- **What is required**: Copy the material that follows word for word and omit its pictures.

- **Dataset content**:
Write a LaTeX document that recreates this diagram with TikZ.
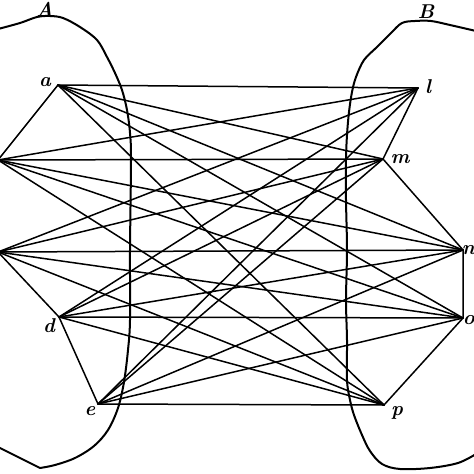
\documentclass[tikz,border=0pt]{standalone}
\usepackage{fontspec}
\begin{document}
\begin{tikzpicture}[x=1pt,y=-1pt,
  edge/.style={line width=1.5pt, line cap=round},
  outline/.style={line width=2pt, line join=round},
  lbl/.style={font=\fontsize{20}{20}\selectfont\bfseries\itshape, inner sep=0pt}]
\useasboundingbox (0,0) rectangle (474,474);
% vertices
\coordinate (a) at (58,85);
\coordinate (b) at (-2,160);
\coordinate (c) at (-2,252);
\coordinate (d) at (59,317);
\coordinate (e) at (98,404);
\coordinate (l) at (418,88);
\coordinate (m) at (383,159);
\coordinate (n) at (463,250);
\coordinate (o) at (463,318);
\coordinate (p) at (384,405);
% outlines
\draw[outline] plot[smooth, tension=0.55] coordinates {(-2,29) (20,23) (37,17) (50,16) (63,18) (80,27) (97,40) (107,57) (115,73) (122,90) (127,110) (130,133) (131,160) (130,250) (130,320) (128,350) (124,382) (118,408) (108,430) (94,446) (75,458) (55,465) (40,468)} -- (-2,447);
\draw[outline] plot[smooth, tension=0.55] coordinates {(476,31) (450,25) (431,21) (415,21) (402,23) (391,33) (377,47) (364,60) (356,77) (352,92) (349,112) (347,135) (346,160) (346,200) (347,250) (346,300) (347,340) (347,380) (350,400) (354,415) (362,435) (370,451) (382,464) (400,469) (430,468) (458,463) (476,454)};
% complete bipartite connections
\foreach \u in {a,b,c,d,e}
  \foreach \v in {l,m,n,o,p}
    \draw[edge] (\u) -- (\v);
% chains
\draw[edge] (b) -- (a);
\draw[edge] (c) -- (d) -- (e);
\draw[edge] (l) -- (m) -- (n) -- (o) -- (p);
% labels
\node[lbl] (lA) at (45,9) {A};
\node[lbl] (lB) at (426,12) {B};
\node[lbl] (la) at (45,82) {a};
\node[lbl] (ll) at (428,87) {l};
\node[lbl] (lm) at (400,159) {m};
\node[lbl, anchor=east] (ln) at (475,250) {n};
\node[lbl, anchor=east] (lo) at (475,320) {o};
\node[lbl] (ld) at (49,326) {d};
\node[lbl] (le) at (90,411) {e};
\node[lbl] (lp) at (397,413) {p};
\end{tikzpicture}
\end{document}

- **Result of this task**:
Write a LaTeX document that recreates this diagram with TikZ.
\documentclass[tikz,border=0pt]{standalone}
\usepackage{fontspec}
\begin{document}
\begin{tikzpicture}[x=1pt,y=-1pt,
  edge/.style={line width=1.5pt, line cap=round},
  outline/.style={line width=2pt, line join=round},
  lbl/.style={font=\fontsize{20}{20}\selectfont\bfseries\itshape, inner sep=0pt}]
\useasboundingbox (0,0) rectangle (474,474);
% vertices
\coordinate (a) at (58,85);
\coordinate (b) at (-2,160);
\coordinate (c) at (-2,252);
\coordinate (d) at (59,317);
\coordinate (e) at (98,404);
\coordinate (l) at (418,88);
\coordinate (m) at (383,159);
\coordinate (n) at (463,250);
\coordinate (o) at (463,318);
\coordinate (p) at (384,405);
% outlines
\draw[outline] plot[smooth, tension=0.55] coordinates {(-2,29) (20,23) (37,17) (50,16) (63,18) (80,27) (97,40) (107,57) (115,73) (122,90) (127,110) (130,133) (131,160) (130,250) (130,320) (128,350) (124,382) (118,408) (108,430) (94,446) (75,458) (55,465) (40,468)} -- (-2,447);
\draw[outline] plot[smooth, tension=0.55] coordinates {(476,31) (450,25) (431,21) (415,21) (402,23) (391,33) (377,47) (364,60) (356,77) (352,92) (349,112) (347,135) (346,160) (346,200) (347,250) (346,300) (347,340) (347,380) (350,400) (354,415) (362,435) (370,451) (382,464) (400,469) (430,468) (458,463) (476,454)};
% complete bipartite connections
\foreach \u in {a,b,c,d,e}
  \foreach \v in {l,m,n,o,p}
    \draw[edge] (\u) -- (\v);
% chains
\draw[edge] (b) -- (a);
\draw[edge] (c) -- (d) -- (e);
\draw[edge] (l) -- (m) -- (n) -- (o) -- (p);
% labels
\node[lbl] (lA) at (45,9) {A};
\node[lbl] (lB) at (426,12) {B};
\node[lbl] (la) at (45,82) {a};
\node[lbl] (ll) at (428,87) {l};
\node[lbl] (lm) at (400,159) {m};
\node[lbl, anchor=east] (ln) at (475,250) {n};
\node[lbl, anchor=east] (lo) at (475,320) {o};
\node[lbl] (ld) at (49,326) {d};
\node[lbl] (le) at (90,411) {e};
\node[lbl] (lp) at (397,413) {p};
\end{tikzpicture}
\end{document}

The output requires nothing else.